Das Package javax.servlet nicht im Umfang der J2SE sondern der Enterprise Edition, vermutlich ist auf dem Rechner nur die StandardEditon installiert.


----------



## maki (14. Aug 2009)

Michael... hat gesagt.:


> Das Package javax.servlet nicht im Umfang der J2SE sondern der Enterprise Edition, vermutlich ist auf dem Rechner nur die StandardEditon installiert.


"JEE" installieren ist nix anderes als die jeweiligen jars im Classpath zu haben 

@jule37

Dir fehlt die Servlet API, und wahrscheinlich noch viele andere Dinge, WebApps mit einem Texteditor zu schreiben und in der Kommandozeile zu kompilieren ist ziemlich umständlich und dadurch sehr demotivierend.

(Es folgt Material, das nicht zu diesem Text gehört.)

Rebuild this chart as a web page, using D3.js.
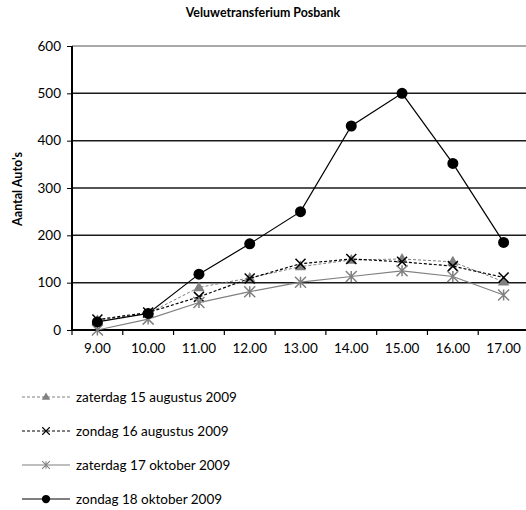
<!DOCTYPE html>
<html>
<head>
  <title>Veluwetransferium Posbank</title>
  <script src="https://d3js.org/d3.v7.min.js"></script>
  <style>
    body { margin: 0; background: #fff; }
    text { font-family: Lato, "Open Sans", sans-serif; }
  </style>
</head>
<body>
  <div id="chart"></div>

  <script>
    var hours = ["9.00", "10.00", "11.00", "12.00", "13.00", "14.00", "15.00", "16.00", "17.00"];
    var yTicks = [0, 100, 200, 300, 400, 500, 600];

    var seriesNames = [
      "zaterdag 15 augustus 2009",
      "zondag 16 augustus 2009",
      "zaterdag 17 oktober 2009",
      "zondag 18 oktober 2009"
    ];
    var zat15aug = [20, 35, 90, 110, 134, 148, 150, 144, 102];
    var zon16aug = [22, 37, 70, 109, 140, 150, 144, 135, 111];
    var zat17okt = [0, 23, 58, 81, 101, 113, 125, 113, 74];
    var zon18okt = [17, 35, 118, 182, 250, 431, 500, 352, 185];

    var series = [
      { name: seriesNames[0], values: zat15aug, color: "#808080", dash: "3,2", marker: "triangle", width: 1 },
      { name: seriesNames[1], values: zon16aug, color: "#000000", dash: "3,2", marker: "x", width: 1.2 },
      { name: seriesNames[2], values: zat17okt, color: "#808080", dash: null, marker: "star", width: 1.2 },
      { name: seriesNames[3], values: zon18okt, color: "#000000", dash: null, marker: "circle", width: 1.2 }
    ];

    var width = 526, height = 510;
    var plot = { left: 72, right: 529, top: 46, bottom: 330 };

    var svg = d3.select("#chart").append("svg")
      .attr("width", width)
      .attr("height", height);

    var x = d3.scaleBand().domain(hours).range([plot.left, plot.right]);
    var y = d3.scaleLinear().domain([0, 600]).range([plot.bottom, plot.top]);

    // title
    svg.append("text")
      .attr("x", 263).attr("y", 17)
      .attr("text-anchor", "middle")
      .attr("font-size", 12.4).attr("font-weight", "bold")
      .text("Veluwetransferium Posbank");

    // y label
    svg.append("text")
      .attr("transform", "translate(22," + 189 + ") rotate(-90)")
      .attr("text-anchor", "middle")
      .attr("font-size", 12.5).attr("font-weight", "bold")
      .text("Aantal Auto's");

    // gridlines
    svg.append("g").selectAll("line")
      .data(yTicks.filter(function(d) { return d > 0; }))
      .enter().append("line")
      .attr("x1", plot.left).attr("x2", plot.right)
      .attr("y1", function(d) { return y(d); })
      .attr("y2", function(d) { return y(d); })
      .attr("stroke", function(d) { return d === 600 ? "#8c8c8c" : "#1a1a1a"; })
      .attr("stroke-width", 1.5);

    // y axis
    var yAxis = svg.append("g")
      .attr("transform", "translate(" + plot.left + ",0)")
      .call(d3.axisLeft(y).tickValues(yTicks).tickSize(5).tickPadding(6));
    yAxis.select(".domain").attr("stroke-width", 2).attr("d", "M0," + plot.bottom + "V" + plot.top);
    yAxis.selectAll("text").attr("font-size", 13.5).attr("fill", "#000");

    // x axis
    var xAxis = svg.append("g")
      .attr("transform", "translate(0," + plot.bottom + ")")
      .call(d3.axisBottom(x).tickSize(0).tickPadding(13));
    xAxis.select(".domain").attr("stroke-width", 2).attr("d", "M" + plot.left + ",0H" + plot.right);
    xAxis.selectAll("text").attr("font-size", 13.5).attr("fill", "#000");
    // tick marks between categories
    xAxis.selectAll(".sep")
      .data(hours)
      .enter().append("line")
      .attr("class", "sep")
      .attr("x1", function(d) { return x(d); })
      .attr("x2", function(d) { return x(d); })
      .attr("y1", 0).attr("y2", 5)
      .attr("stroke", "#000").attr("stroke-width", 1.2);

    function drawMarker(g, type, color, cx, cy) {
      if (type === "circle") {
        g.append("circle").attr("cx", cx).attr("cy", cy).attr("r", 5.5).attr("fill", color);
      } else if (type === "triangle") {
        g.append("path")
          .attr("d", d3.symbol().type(d3.symbolTriangle).size(55)())
          .attr("transform", "translate(" + cx + "," + (cy + 0.5) + ")")
          .attr("fill", color);
      } else if (type === "x") {
        var s = 5;
        g.append("path")
          .attr("d", "M" + (cx - s) + "," + (cy - s) + "L" + (cx + s) + "," + (cy + s) +
                     "M" + (cx - s) + "," + (cy + s) + "L" + (cx + s) + "," + (cy - s))
          .attr("stroke", color).attr("stroke-width", 1.5).attr("fill", "none");
      } else if (type === "star") {
        var r = 5.5;
        g.append("path")
          .attr("d", "M" + (cx - r) + "," + (cy - r) + "L" + (cx + r) + "," + (cy + r) +
                     "M" + (cx - r) + "," + (cy + r) + "L" + (cx + r) + "," + (cy - r) +
                     "M" + cx + "," + (cy - r) + "L" + cx + "," + (cy + r))
          .attr("stroke", color).attr("stroke-width", 1.5).attr("fill", "none");
      }
    }

    var line = d3.line()
      .x(function(d, i) { return x(hours[i]) + x.bandwidth() / 2; })
      .y(function(d) { return y(d); });

    series.forEach(function(s) {
      var g = svg.append("g");
      g.append("path")
        .attr("d", line(s.values))
        .attr("fill", "none")
        .attr("stroke", s.color)
        .attr("stroke-width", s.width)
        .attr("stroke-dasharray", s.dash);
      s.values.forEach(function(v, i) {
        drawMarker(g, s.marker, s.color, x(hours[i]) + x.bandwidth() / 2, y(v));
      });
    });

    // legend
    var legend = svg.append("g");
    series.forEach(function(s, i) {
      var ly = 397 + i * 34;
      var g = legend.append("g");
      g.append("line")
        .attr("x1", 22).attr("x2", 70).attr("y1", ly).attr("y2", ly)
        .attr("stroke", s.color).attr("stroke-width", s.width)
        .attr("stroke-dasharray", s.dash);
      var ms = { circle: 0.75, triangle: 0.75, x: 0.75, star: 0.7 }[s.marker];
      var mg = g.append("g").attr("transform", "translate(46," + ly + ") scale(" + ms + ")");
      drawMarker(mg, s.marker, s.color, 0, 0);
      g.append("text")
        .attr("x", 76).attr("y", ly + 4.5)
        .attr("font-size", 13.5)
        .text(s.name);
    });
  </script>
</body>
</html>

Gibt es denn keine IDE für dich, wenn du schon in JEE einsteigst?


----------



## jule37 (14. Aug 2009)

danke für eure antworten. also doch java ee... ich habs insgeheim geahnt.

@maki: genau das ist das problem. ich hab schon einige webanwendungen mit irgendwelchen IDE's entwickelt (netbeans, eclipse), aber da lernt man ja nicht, was wirklich alles dazugehört, weil alles bereitgestellt wird. und nun hab ich den fall, dass ich ne ssh shell mit vi habe und sonst nix und wollte nur mal schnell ein simples servlet schreiben, um was zu testen (max 10 zeilen code, IDE viel zu viel overhead). außerdem scheidet IDE in der shell aus.

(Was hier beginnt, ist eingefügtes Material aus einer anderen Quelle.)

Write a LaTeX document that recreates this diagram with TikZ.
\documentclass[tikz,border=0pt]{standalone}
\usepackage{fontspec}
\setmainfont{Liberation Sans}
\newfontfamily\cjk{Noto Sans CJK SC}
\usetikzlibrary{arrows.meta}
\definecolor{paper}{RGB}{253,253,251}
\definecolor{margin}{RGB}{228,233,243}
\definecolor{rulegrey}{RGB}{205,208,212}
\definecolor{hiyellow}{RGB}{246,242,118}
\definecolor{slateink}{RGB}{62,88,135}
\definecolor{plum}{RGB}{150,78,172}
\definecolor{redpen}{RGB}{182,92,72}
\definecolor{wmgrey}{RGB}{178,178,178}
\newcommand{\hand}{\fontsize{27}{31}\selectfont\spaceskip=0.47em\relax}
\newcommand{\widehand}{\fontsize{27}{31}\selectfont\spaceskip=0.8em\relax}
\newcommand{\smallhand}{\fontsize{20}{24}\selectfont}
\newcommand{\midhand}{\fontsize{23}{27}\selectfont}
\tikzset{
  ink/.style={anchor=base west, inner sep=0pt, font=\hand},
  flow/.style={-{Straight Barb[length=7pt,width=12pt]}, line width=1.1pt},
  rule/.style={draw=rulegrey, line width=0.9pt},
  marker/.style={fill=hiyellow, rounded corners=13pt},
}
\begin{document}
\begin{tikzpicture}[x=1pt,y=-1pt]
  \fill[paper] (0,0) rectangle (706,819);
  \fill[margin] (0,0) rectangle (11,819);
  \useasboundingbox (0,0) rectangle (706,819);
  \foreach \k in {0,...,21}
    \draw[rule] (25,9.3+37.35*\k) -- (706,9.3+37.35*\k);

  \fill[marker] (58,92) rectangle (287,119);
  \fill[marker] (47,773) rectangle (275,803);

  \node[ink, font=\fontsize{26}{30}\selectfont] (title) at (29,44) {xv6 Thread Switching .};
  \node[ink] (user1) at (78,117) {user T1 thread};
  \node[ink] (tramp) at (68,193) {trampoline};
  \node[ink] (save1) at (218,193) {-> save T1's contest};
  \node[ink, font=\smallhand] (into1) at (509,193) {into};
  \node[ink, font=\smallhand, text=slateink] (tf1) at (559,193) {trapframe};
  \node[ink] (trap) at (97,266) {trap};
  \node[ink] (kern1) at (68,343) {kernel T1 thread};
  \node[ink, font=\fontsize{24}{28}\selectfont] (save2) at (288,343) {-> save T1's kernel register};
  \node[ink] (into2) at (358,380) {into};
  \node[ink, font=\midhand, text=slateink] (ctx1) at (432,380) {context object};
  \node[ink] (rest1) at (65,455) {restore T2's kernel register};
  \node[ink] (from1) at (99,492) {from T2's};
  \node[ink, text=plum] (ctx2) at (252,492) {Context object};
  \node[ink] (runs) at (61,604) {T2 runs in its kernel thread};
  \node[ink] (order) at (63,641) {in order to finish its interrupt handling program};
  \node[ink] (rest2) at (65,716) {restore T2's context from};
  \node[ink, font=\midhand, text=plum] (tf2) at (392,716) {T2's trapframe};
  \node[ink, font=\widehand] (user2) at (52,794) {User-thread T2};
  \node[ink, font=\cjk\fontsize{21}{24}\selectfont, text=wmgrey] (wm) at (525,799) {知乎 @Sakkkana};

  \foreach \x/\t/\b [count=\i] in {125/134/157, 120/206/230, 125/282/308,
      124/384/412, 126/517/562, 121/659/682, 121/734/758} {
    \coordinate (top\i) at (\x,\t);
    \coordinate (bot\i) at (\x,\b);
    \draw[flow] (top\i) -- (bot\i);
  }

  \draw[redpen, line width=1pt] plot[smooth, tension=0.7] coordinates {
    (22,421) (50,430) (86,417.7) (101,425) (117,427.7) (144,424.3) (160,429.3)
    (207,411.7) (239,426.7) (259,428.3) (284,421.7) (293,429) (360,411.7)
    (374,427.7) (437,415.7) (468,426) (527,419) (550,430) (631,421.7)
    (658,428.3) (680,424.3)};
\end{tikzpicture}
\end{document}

gibt es denn eine möglichkeit, sich die jar mit den servlet klassen "solo" zu ziehen, ohne gleich das ganze java ee paket zu installieren? ich brauche wirklich nur schnell mal eben ein mini servlet ohne schnickschnack. welche jar ist das denn? oder hats da noch mehr abhängigkeiten?

gruß & danke


----------



## mvitz (14. Aug 2009)

Index of /maven2/javax/servlet/servlet-api/2.5/

Das könntest du z.B. nehmen.


----------



## jule37 (14. Aug 2009)

alles klar, werd ich ausprobieren. vielen dank


----------